A slew of galleries close their summer time shows today, virtually shutting down the neighborhood until the first week in September. By the time I finally finish this post I doubt anyone will be able to race out and catch those shows, though the report may still hold interest for those who have already seen the exhibitions mentioned, and those out of towners who use this blog as a means of keeping in touch with the New York art scene.
Amy Yao, Photograph AFC
Of immediate note, it took all of twenty minutes in Chelsea before I viewed two art office clocks in separate galleries. I was certain I’d see at least four by the end of the day and be able to announce “time” as a trend in art, but no such luck this year. For the record, neither piece was any good; Tanya Bonakdar featured a “whimisical” high speed spinning clock by Via Lewandowsky, a played out concept if there ever was one, and Andrew Kreps displayed an unremarkable dirty clock by Amy Yao. Incidentally, while Bonakdar’s exhibition largely comprised good work, the group show at Kreps was by far the worst in Chelsea, making this the second season in row the gallery has performed poorly. I’m rarely a fan of random objects arranged in a space since 9 times out of 10 it ends up looking like a hodge podge of crap; this show simply fell in line with that majority.
Morton Bartlett, Untitled, 1955, (p. 48, girl crying) , vintage gelatin silver print
4 1/4 x 3 inches, Photograph copyright Julie Saul
Interestingly, second only to Kreps, Julie Saul’s Morton Bartlett exhibition of dolls is in my books as the worst art in Chelsea. The artist has been branded as an outsider artist, a term that has in this case, served to give weight to work where it is unwarranted. Outsider artists do not escape the language and rules of art making just because they don’t consciously work with them, so the fact that this work looks overly staged and contrived is still actually a problem. It’s a mystery why Roberta Smith gave the photographs such a glowing review.

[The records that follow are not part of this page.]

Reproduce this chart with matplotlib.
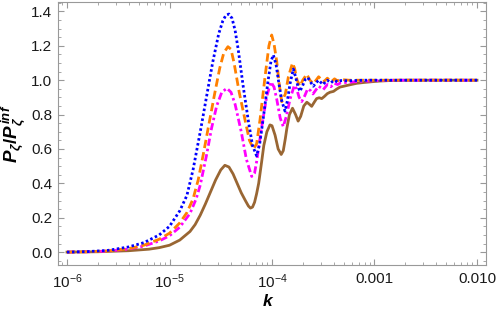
import numpy as np
import matplotlib
matplotlib.use("Agg")
import matplotlib.pyplot as plt
from matplotlib.ticker import FixedLocator, FixedFormatter, MultipleLocator, LogLocator, NullFormatter

plt.rcParams['font.family'] = ['Liberation Sans', 'DejaVu Sans']
plt.rcParams['mathtext.fontset'] = 'custom'
plt.rcParams['mathtext.rm'] = 'Liberation Sans'
plt.rcParams['mathtext.it'] = 'Liberation Sans:italic'
plt.rcParams['mathtext.bf'] = 'Liberation Sans:bold'
plt.rcParams['mathtext.bfit'] = 'Liberation Sans:bold:italic'

# log10(k) sample points and P_zeta / P_zeta^inf
lk_blue = [-6.0, -5.8, -5.6, -5.4, -5.25, -5.1, -5.0, -4.9, -4.83, -4.77, -4.70, -4.64, -4.58, -4.52,
           -4.48, -4.45, -4.42, -4.39, -4.36, -4.33, -4.28, -4.23, -4.19, -4.15, -4.12, -4.085, -4.04,
           -4.01, -3.987, -3.96, -3.935, -3.905, -3.873, -3.85, -3.824, -3.792, -3.77, -3.745, -3.727,
           -3.70, -3.675, -3.65, -3.625, -3.597, -3.57, -3.545, -3.52, -3.50, -3.48, -3.46, -3.44,
           -3.425, -3.405, -3.39, -3.37, -3.36, -3.33, -3.25, -3.1, -2.9, -2.5, -2.0]
p_blue = [0.0, 0.003, 0.01, 0.03, 0.055, 0.10, 0.15, 0.24, 0.33, 0.48, 0.70, 0.90, 1.10, 1.27,
          1.345, 1.378, 1.385, 1.36, 1.29, 1.18, 0.96, 0.76, 0.62, 0.56, 0.63, 0.78, 0.99,
          1.11, 1.147, 1.09, 0.99, 0.88, 0.82, 0.88, 0.98, 1.065, 1.02, 0.96, 0.935,
          0.97, 1.005, 1.015, 0.99, 0.965, 0.985, 1.0, 0.985, 0.975, 0.99, 1.0, 0.99,
          0.985, 0.995, 1.0, 0.993, 0.99, 0.998, 0.997, 1.0, 1.0, 1.0, 1.0]

lk_orange = [-6.0, -5.8, -5.6, -5.4, -5.25, -5.1, -5.0, -4.9, -4.83, -4.77, -4.72, -4.67, -4.62, -4.56,
             -4.51, -4.47, -4.43, -4.40, -4.37, -4.32, -4.26, -4.22, -4.18, -4.15, -4.117, -4.068,
             -4.03, -4.003, -3.98, -3.954, -3.93, -3.905, -3.87, -3.84, -3.80, -3.78, -3.755, -3.727,
             -3.70, -3.661, -3.63, -3.597, -3.57, -3.545, -3.52, -3.50, -3.48, -3.46, -3.44, -3.425,
             -3.405, -3.39, -3.37, -3.36, -3.33, -3.25, -3.1, -2.9, -2.5, -2.0]
p_orange = [0.0, 0.002, 0.007, 0.02, 0.04, 0.075, 0.11, 0.17, 0.23, 0.31, 0.42, 0.57, 0.73, 0.92,
            1.07, 1.16, 1.195, 1.18, 1.10, 0.93, 0.76, 0.65, 0.60, 0.63, 0.77, 1.02,
            1.20, 1.263, 1.21, 1.11, 0.98, 0.875, 0.92, 1.02, 1.10, 1.07, 1.0, 0.965,
            1.0, 1.035, 1.0, 0.98, 1.0, 1.02, 1.005, 0.99, 1.0, 1.012, 1.0, 0.992,
            1.0, 1.008, 1.0, 0.997, 1.004, 1.0, 1.0, 1.0, 1.0, 1.0]

lk_magenta = [-6.0, -5.8, -5.6, -5.4, -5.25, -5.1, -5.0, -4.9, -4.8, -4.74, -4.70, -4.64, -4.59, -4.54,
              -4.49, -4.44, -4.40, -4.36, -4.30, -4.25, -4.198, -4.17, -4.149, -4.10, -4.052, -4.01,
              -3.98, -3.954, -3.92, -3.89, -3.86, -3.824, -3.782, -3.76, -3.735, -3.71, -3.68, -3.652,
              -3.625, -3.60, -3.57, -3.545, -3.52, -3.50, -3.48, -3.46, -3.44, -3.425, -3.405, -3.39,
              -3.37, -3.36, -3.33, -3.25, -3.15, -3.0, -2.85, -2.5, -2.0]
p_magenta = [0.0, 0.002, 0.006, 0.018, 0.035, 0.065, 0.095, 0.145, 0.225, 0.31, 0.39, 0.56, 0.72, 0.85,
             0.93, 0.953, 0.93, 0.86, 0.70, 0.54, 0.44, 0.46, 0.53, 0.73, 0.905, 0.99,
             0.96, 0.89, 0.78, 0.73, 0.79, 0.89, 0.97, 0.95, 0.90, 0.876, 0.91, 0.95,
             0.94, 0.92, 0.945, 0.965, 0.955, 0.945, 0.96, 0.975, 0.968, 0.962, 0.975, 0.982,
             0.977, 0.975, 0.985, 0.988, 0.993, 0.997, 1.0, 1.0, 1.0]

lk_brown = [-6.0, -5.7, -5.4, -5.2, -5.1, -5.0, -4.9, -4.8, -4.75, -4.7, -4.65, -4.6, -4.55, -4.5,
            -4.46, -4.42, -4.38, -4.34, -4.30, -4.26, -4.23, -4.21, -4.19, -4.17, -4.15, -4.13,
            -4.10, -4.08, -4.05, -4.02, -4.0, -3.97, -3.94, -3.91, -3.89, -3.87, -3.855, -3.83,
            -3.80, -3.77, -3.745, -3.72, -3.69, -3.66, -3.635, -3.613, -3.59, -3.565, -3.54, -3.515,
            -3.49, -3.46, -3.434, -3.40, -3.37, -3.337, -3.30, -3.25, -3.174, -3.1, -3.012, -2.95,
            -2.849, -2.7, -2.5, -2.0]
p_brown = [0.0, 0.002, 0.008, 0.017, 0.026, 0.04, 0.07, 0.12, 0.16, 0.215, 0.28, 0.35, 0.42, 0.478,
           0.505, 0.495, 0.455, 0.40, 0.345, 0.30, 0.268, 0.256, 0.262, 0.29, 0.34, 0.40,
           0.53, 0.62, 0.70, 0.74, 0.735, 0.68, 0.60, 0.568, 0.59, 0.66, 0.72, 0.80,
           0.837, 0.80, 0.762, 0.79, 0.85, 0.872, 0.86, 0.848, 0.87, 0.893, 0.898, 0.893,
           0.905, 0.922, 0.93, 0.935, 0.948, 0.96, 0.965, 0.972, 0.982, 0.987, 0.992, 0.995,
           0.998, 1.0, 1.0, 1.0]

x_ticks = [1e-6, 1e-5, 1e-4, 1e-3, 1e-2]
x_ticklabels = ['$10^{-6}$', '$10^{-5}$', '$10^{-4}$', '0.001', '0.010']
y_ticks = [0.0, 0.2, 0.4, 0.6, 0.8, 1.0, 1.2, 1.4]
y_ticklabels = ['0.0', '0.2', '0.4', '0.6', '0.8', '1.0', '1.2', '1.4']

fig = plt.figure(figsize=(4.98, 3.13), dpi=100)
ax = fig.add_axes([58/498, 48/313, 428/498, 263/313])

ax.plot(10**np.array(lk_brown), p_brown, color=(0.6, 0.4, 0.2), lw=2)
ax.plot(10**np.array(lk_magenta), p_magenta, color=(1, 0, 1), lw=2, linestyle=(0, (2.6, 1.1, 0.9, 1.1)))
ax.plot(10**np.array(lk_orange), p_orange, color=(1, 0.5, 0), lw=2, linestyle=(0, (3, 1.5)))
ax.plot(10**np.array(lk_blue), p_blue, color=(0, 0, 1), lw=2, linestyle=(0, (0.9, 0.9)))

ax.set_xscale('log')
ax.set_xlim(10**-6.088, 10**-1.912)
ax.set_ylim(-0.075, 1.455)

ax.xaxis.set_major_locator(FixedLocator(x_ticks))
ax.xaxis.set_major_formatter(FixedFormatter(x_ticklabels))
ax.xaxis.set_minor_locator(LogLocator(base=10, subs=np.arange(2, 10)))
ax.xaxis.set_minor_formatter(NullFormatter())
ax.yaxis.set_major_locator(FixedLocator(y_ticks))
ax.yaxis.set_major_formatter(FixedFormatter(y_ticklabels))
ax.yaxis.set_minor_locator(MultipleLocator(0.05))

for s in ax.spines.values():
    s.set_color('0.6')
    s.set_linewidth(0.8)
ax.tick_params(which='both', direction='in', top=True, right=True, color='0.6',
               labelsize=11, labelcolor='0.1')
ax.tick_params(which='major', length=4, width=0.8)
ax.tick_params(which='minor', length=2.2, width=0.6)
ax.tick_params(axis='y', pad=4)
ax.tick_params(axis='x', pad=5)

ax.set_xlabel('$\\mathbfit{k}$', fontsize=12.5)
ax.set_ylabel('$\\mathbfit{P}_{\\mathbfit{\\zeta}}\\mathbf{/}\\mathbfit{P}_{\\mathbfit{\\zeta}}^{\\,\\mathbfit{inf}}$',
              fontsize=13.5)
ax.xaxis.set_label_coords(0.49, -0.108)
ax.yaxis.set_label_coords(-0.072, 0.5)

fig.savefig('out.png', dpi=100)
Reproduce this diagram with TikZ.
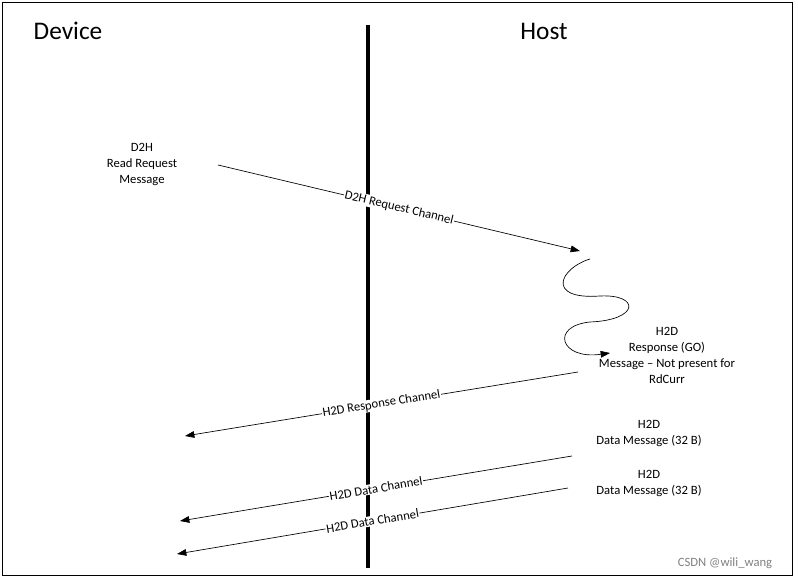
\documentclass[tikz,border=0pt]{standalone}
\usepackage{fontspec}
\setmainfont{Carlito}
\usetikzlibrary{arrows.meta}
\begin{document}
\begin{tikzpicture}[x=0.75pt,y=-0.75pt,
  msg/.style={-{Triangle[length=7pt,width=5pt]},line width=0.5pt},
  lbl/.style={font=\fontsize{9.5}{11}\selectfont,fill=white,inner sep=0.5pt,sloped},
  txt/.style={font=\fontsize{9.5}{12}\selectfont,align=center},
  big/.style={font=\fontsize{19}{22}\selectfont}]
\draw[line width=0.6pt] (2,2) rectangle (792,575);
\useasboundingbox (0,0) rectangle (798,580);
\coordinate (lt) at (368,25); \coordinate (lb) at (368,568);
\draw[line width=3.5pt] (lt) -- (lb);
\node[big] (dev) at (68,31) {Device};
\node[big] (host) at (544,31) {Host};
\node[txt] (d2h) at (142,164) {D2H\\Read Request\\Message};
\coordinate (a1s) at (218,165); \coordinate (a1e) at (580,251);
\draw[msg] (a1s) -- node[lbl] {D2H Request Channel} (a1e);
\coordinate (q0) at (590,259); \coordinate (q1) at (610,353);
\draw[msg] (q0) .. controls (560,268) and (545,300) .. (600,296)
  .. controls (640,294) and (640,320) .. (590,322)
  .. controls (550,326) and (560,360) .. (q1);
\node[txt] (rsp) at (667,355) {H2D\\Response (GO)\\Message -- Not present for\\RdCurr};
\coordinate (a2s) at (578,372); \coordinate (a2e) at (185,436);
\draw[msg] (a2s) -- node[lbl] {H2D Response Channel} (a2e);
\node[txt] (dm1) at (649,433) {H2D\\Data Message (32 B)};
\coordinate (a3s) at (572,456); \coordinate (a3e) at (180,521);
\draw[msg] (a3s) -- node[lbl] {H2D Data Channel} (a3e);
\node[txt] (dm2) at (649,483) {H2D\\Data Message (32 B)};
\coordinate (a4s) at (568,488); \coordinate (a4e) at (177,554);
\draw[msg] (a4s) -- node[lbl] {H2D Data Channel} (a4e);
\node[font=\fontsize{9.5}{11}\selectfont,text=gray] (wm) at (725,563) {CSDN @wili\_wang};
\end{tikzpicture}
\end{document}
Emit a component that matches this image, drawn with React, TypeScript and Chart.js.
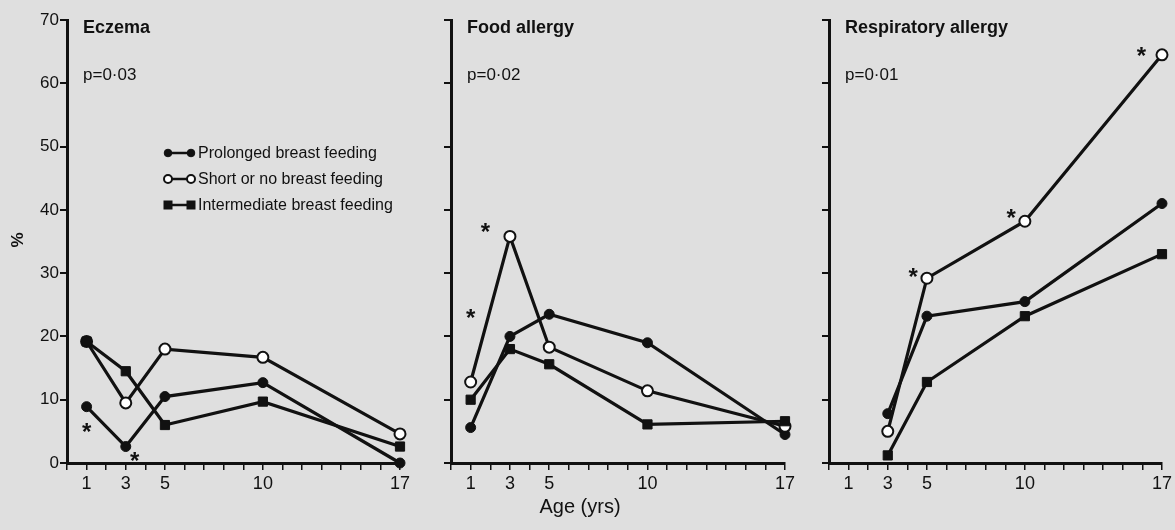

Jean Tinguely, Maschinenbild Haus Lange, 1960, Photograph AFC
Probably the best exhibition in Chelsea is Andrea Rosen’s 1950-s – 1960’s Kinetic Abstraction. Entirely in black and white, these works should not only demonstrate to contemporary artists questioning the creation of moving art works that electronics actually endure 60 years or more, but that they can also maintain the same visual power they had when they were made. Jean Tinguely's Malevich inspired moving white bars on top a black surface is a highlight of the show, literalizing the movement within Russian constructivist’s paintings, as is Gerhard von Graevenitz’s eggshell colored sphere with gentle moving squared edges.